Lebanon–Malaysia relations
- Lebanon: Malaysia

= Lebanon–Malaysia relations =

Lebanon–Malaysia relations refers to bilateral foreign relations between Lebanon and Malaysia. Lebanon has an embassy in Kuala Lumpur, and Malaysia has an embassy in Beirut.

== Economic relations ==
An agreement on avoidance of double taxation and fiscal evasion prevention including an agreement on bilateral investment treaty had been signed between the two countries. Since 2007, Malaysian exports to Lebanon total around 84,708 and Lebanese exports at 8,419. Malaysian exports including television parts, palm oil, clothing accessories, gas pumps and wood products, while Lebanese exports such as cocoa products, copper waste, book and hair products including packing containers.
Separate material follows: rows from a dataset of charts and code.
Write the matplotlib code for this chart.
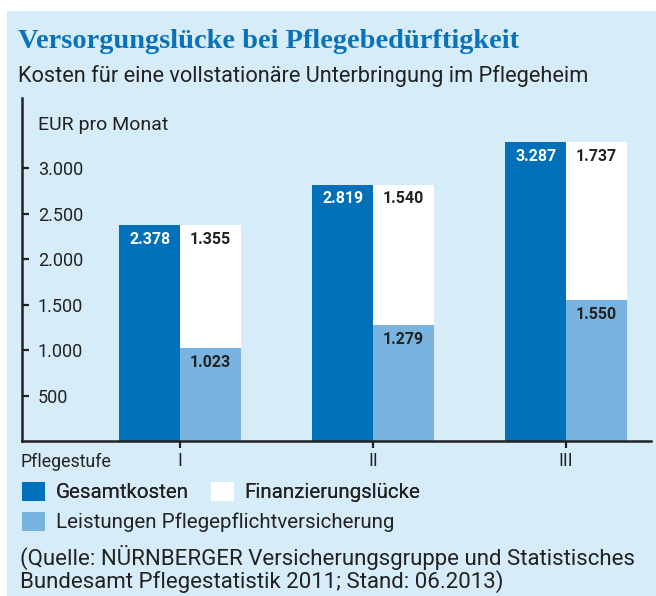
import numpy as np
import matplotlib.pyplot as plt
from matplotlib.patches import Rectangle

# data
stufen = ["I", "II", "III"]
gesamtkosten = [2378, 2819, 3287]
leistungen = [1023, 1279, 1550]
luecke = [1355, 1540, 1737]
yticks = [500, 1000, 1500, 2000, 2500, 3000]

dark_blue = "#0070b9"
light_blue = "#79b4e1"
bg = "#d6ecf9"
txt = "#222222"

plt.rcParams['font.family'] = ['Roboto', 'DejaVu Sans']

W, H = 656, 596
fig = plt.figure(figsize=(W / 100, H / 100), dpi=100)
fig.patches.append(Rectangle((7 / W, 0), 1, 1 - 11 / H, transform=fig.transFigure,
                             facecolor=bg, edgecolor="none", zorder=-10))

# axes box in pixel coordinates
ax = fig.add_axes([22 / W, 1 - 441 / H, (651 - 22) / W, (441 - 98) / H])
ax.set_facecolor("none")

x = np.arange(len(stufen))
w = 0.316
b1 = ax.bar(x - w / 2, gesamtkosten, w, color=dark_blue, label="Gesamtkosten")
b2 = ax.bar(x + w / 2, leistungen, w, color=light_blue, label="Leistungen Pflegepflichtversicherung")
b3 = ax.bar(x + w / 2, luecke, w, bottom=leistungen, color="white", label="Finanzierungslücke")

def fmt(v):
    return f"{v:,}".replace(",", ".")

for i in range(len(stufen)):
    ax.annotate(fmt(gesamtkosten[i]), (x[i] - w / 2, gesamtkosten[i]), xytext=(0, -5),
                textcoords="offset points", ha="center", va="top", color="white",
                fontsize=11.5, fontweight="bold")
    ax.annotate(fmt(luecke[i]), (x[i] + w / 2, leistungen[i] + luecke[i]), xytext=(0, -5),
                textcoords="offset points", ha="center", va="top", color=txt,
                fontsize=11.5, fontweight="bold")
    ax.annotate(fmt(leistungen[i]), (x[i] + w / 2, leistungen[i]), xytext=(0, -5),
                textcoords="offset points", ha="center", va="top", color=txt,
                fontsize=11.5, fontweight="bold")

ax.set_xlim(-0.82, 2.44)
ax.set_ylim(0, 3770)
ax.set_xticks(x)
ax.set_xticklabels(stufen, fontsize=13, color=txt)
ax.set_yticks(yticks)
ax.set_yticklabels([fmt(v) for v in yticks], fontsize=13, color=txt)
for lab in ax.get_yticklabels():
    lab.set_horizontalalignment("left")
ax.tick_params(axis="y", direction="in", length=5, width=1.6, color=txt, pad=-11.5)
ax.tick_params(axis="x", direction="out", length=5, width=1.6, color=txt, pad=3)
for s in ["top", "right"]:
    ax.spines[s].set_visible(False)
for s in ["left", "bottom"]:
    ax.spines[s].set_linewidth(1.8)
    ax.spines[s].set_color(txt)

ax.text(38 / W, 1 - 125 / H, "EUR pro Monat", transform=fig.transFigure,
        fontsize=14, color=txt, va="center", ha="left")
ax.text(20 / W, 1 - 462 / H, "Pflegestufe", transform=fig.transFigure,
        fontsize=12.8, color=txt, va="center", ha="left")

fig.text(18 / W, 1 - 42 / H, "Versorgungslücke bei Pflegebedürftigkeit",
         family="Liberation Serif", fontweight="bold", fontsize=20.4, color="#0a72b8",
         va="center", ha="left")
fig.text(18 / W, 1 - 76 / H, "Kosten für eine vollstationäre Unterbringung im Pflegeheim",
         fontsize=15.7, color=txt, va="center", ha="left")

leg1 = fig.legend(handles=[b1, b3], loc="center left", bbox_to_anchor=(22 / W, 1 - 492 / H),
                  ncol=2, frameon=False, fontsize=14.8, borderpad=0, borderaxespad=0,
                  handlelength=1.1, handleheight=1.05, handletextpad=0.53, columnspacing=1.1)
for t in leg1.get_texts():
    t.set_color(txt)
leg2 = fig.legend(handles=[b2], loc="center left", bbox_to_anchor=(22 / W, 1 - 522 / H),
                  frameon=False, fontsize=14.8, borderpad=0, borderaxespad=0,
                  handlelength=1.1, handleheight=1.05, handletextpad=0.53)
for t in leg2.get_texts():
    t.set_color(txt)
fig.add_artist(leg1)

fig.text(20 / W, 1 - 545 / H,
         "(Quelle: NÜRNBERGER Versicherungsgruppe und Statistisches\n"
         "Bundesamt Pflegestatistik 2011; Stand: 06.2013)",
         fontsize=16, color=txt, va="top", ha="left", linespacing=1.0)

fig.savefig("out.png", dpi=100)
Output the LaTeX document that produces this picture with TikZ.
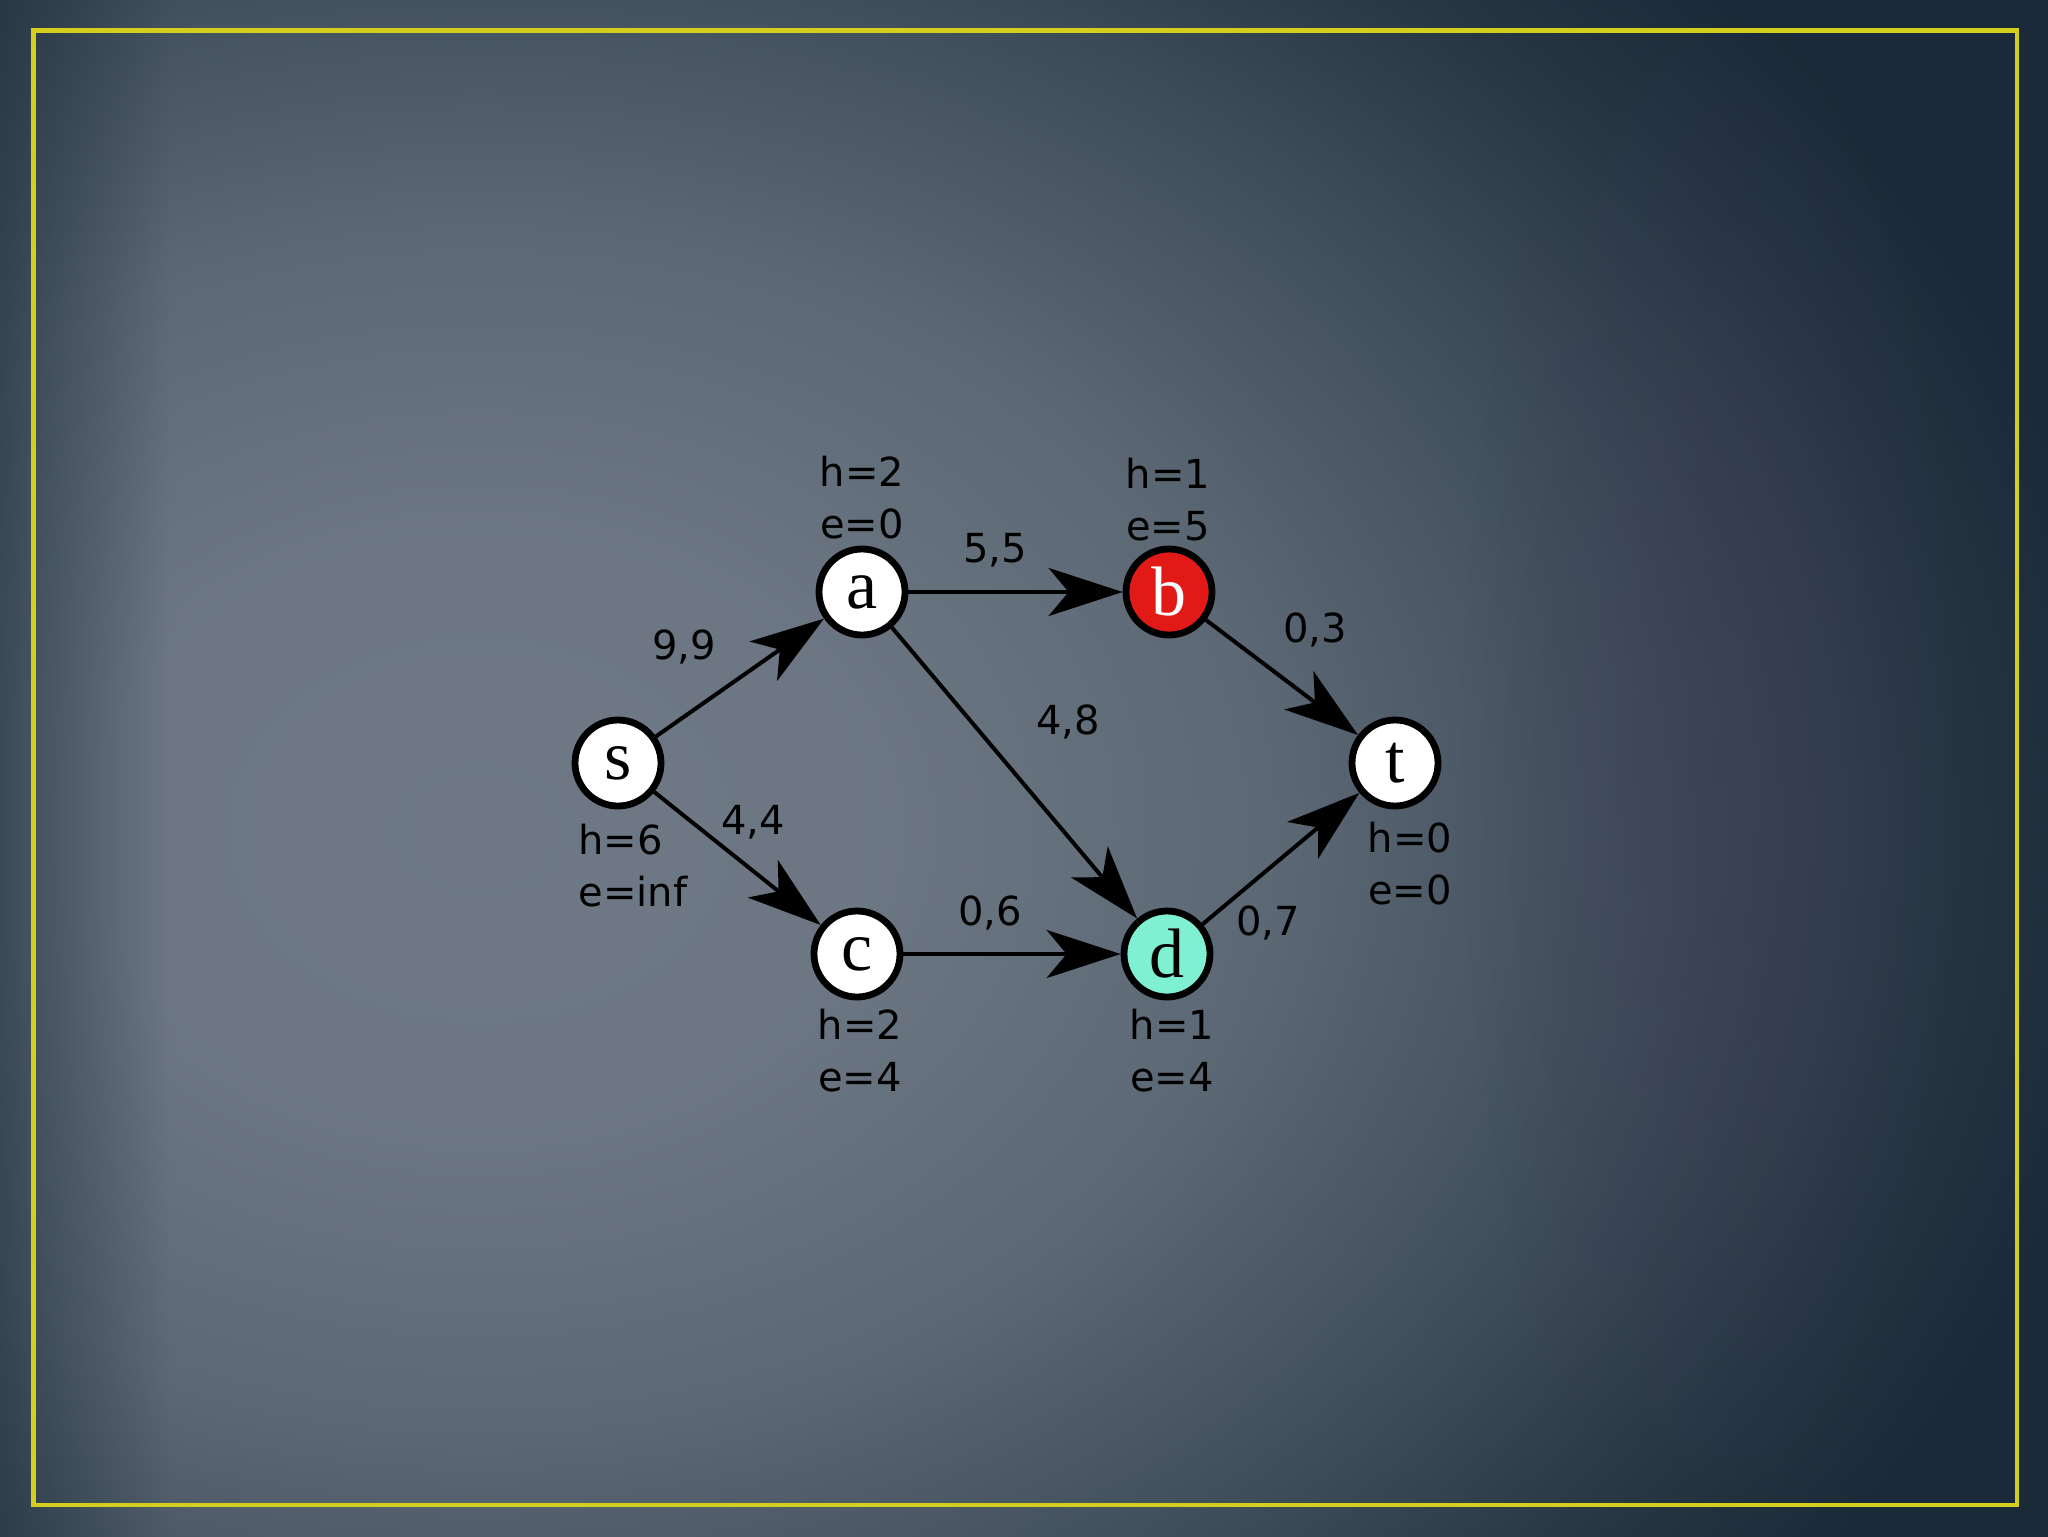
\documentclass[tikz,border=0pt]{standalone}
\usepackage{fontspec}
\setmainfont{Liberation Serif}
\newfontfamily\labfont{DejaVu Sans}
\usetikzlibrary{arrows.meta,fadings}
\definecolor{bgdark}{HTML}{1B2A38}
\definecolor{bglight}{HTML}{6E7985}
\definecolor{bgpurple}{HTML}{3C3A55}
\definecolor{frameyellow}{HTML}{D4CE1C}
\definecolor{nodered}{HTML}{E11A17}
\definecolor{nodeaqua}{HTML}{7FF0D2}
\pgfdeclareradialshading{bgshade}{\pgfpoint{0bp}{0bp}}{color(0bp)=(bglight); color(6bp)=(bglight!97!bgdark); color(12bp)=(bglight!78!bgdark); color(18bp)=(bglight!42!bgdark); color(22bp)=(bglight!15!bgdark); color(25bp)=(bgdark); color(50bp)=(bgdark)}
\tikzfading[name=softout, inner color=transparent!0, outer color=transparent!100]
\begin{document}
\begin{tikzpicture}[x=0.5pt,y=-0.5pt,
  vert/.style={circle,draw=black,line width=3.4pt,fill=white,minimum size=43pt,inner sep=0pt,font=\fontsize{35}{35}\selectfont},
  lab/.style={font=\labfont\fontsize{20}{26}\selectfont,text=black,inner sep=0pt,align=center},
  arc/.style={line width=2pt,-{Stealth[length=37pt,width=24pt,inset=10pt]}}]
\useasboundingbox (0,0) rectangle (2048,1536);
\begin{scope}
\clip (-10,-10) rectangle (2058,1546);
\fill[bgdark] (-10,-10) rectangle (2058,1546);
\shade[shading=bgshade] (480,830) ellipse [x radius=1650, y radius=1250];
\fill[bgpurple,path fading=softout,fill opacity=0.4] (1720,760) ellipse [x radius=260, y radius=800];
\fill[bgdark,path fading=east,fill opacity=0.6] (-10,-10) rectangle (170,1546);
\end{scope}
\draw[frameyellow,line width=2.2pt] (33.5,30.5) rectangle (2017,1505);
% vertices
\node[vert] (s) at (618,763) {s};
\node[vert] (a) at (862,592) {a};
\node[vert,fill=nodered,text=white] (b) at (1169,592) {b};
\node[vert] (t) at (1395,763) {t};
\node[vert] (c) at (857,954) {c};
\node[vert,fill=nodeaqua] (d) at (1167,954) {d};
% edges
\draw[arc] (s) -- (a);
\draw[arc] (s) -- (c);
\draw[arc] (a) -- (b);
\draw[arc] (a) -- (d);
\draw[arc] (b) -- (t);
\draw[arc] (c) -- (d);
\draw[arc] (d) -- (t);
% edge labels
\node[lab] (l99) at (684,647) {9,9};
\node[lab] (l55) at (995,550) {5,5};
\node[lab] (l48) at (1068,722) {4,8};
\node[lab] (l03) at (1315,630) {0,3};
\node[lab] (l44) at (753,822) {4,4};
\node[lab] (l06) at (990,913) {0,6};
\node[lab] (l07) at (1268,923) {0,7};
% vertex labels
\node[lab] (ha) at (862,498) {h=2\\e=0};
\node[lab] (hb) at (1168,500) {h=1\\e=5};
\node[lab] (hc) at (860,1051) {h=2\\e=4};
\node[lab] (hd) at (1172,1051) {h=1\\e=4};
\node[lab] (ht) at (1410,864) {h=0\\e=0};
\node[lab,align=left,anchor=west] (hs) at (578,866) {h=6\\e=inf};
\end{tikzpicture}
\end{document}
However, in 2011, Lebanese exports decrease to 1,747 while Malaysian exports increase to 144,756. In 2003, businessmen from both countries had forged a strategic partnership with the establishment of Malaysia Lebanon Business Council. A Lebanese carmaker also has a presence in Malaysia.
== Security relations ==
Malaysia were one of the former peacekeeping contributors in Lebanon. During the mission, Malaysia has sent a total of 877 peacekeepers.
==Resident diplomatic missions==
- Lebanon has an embassy in Kuala Lumpur.
- Malaysia has an embassy in Beirut.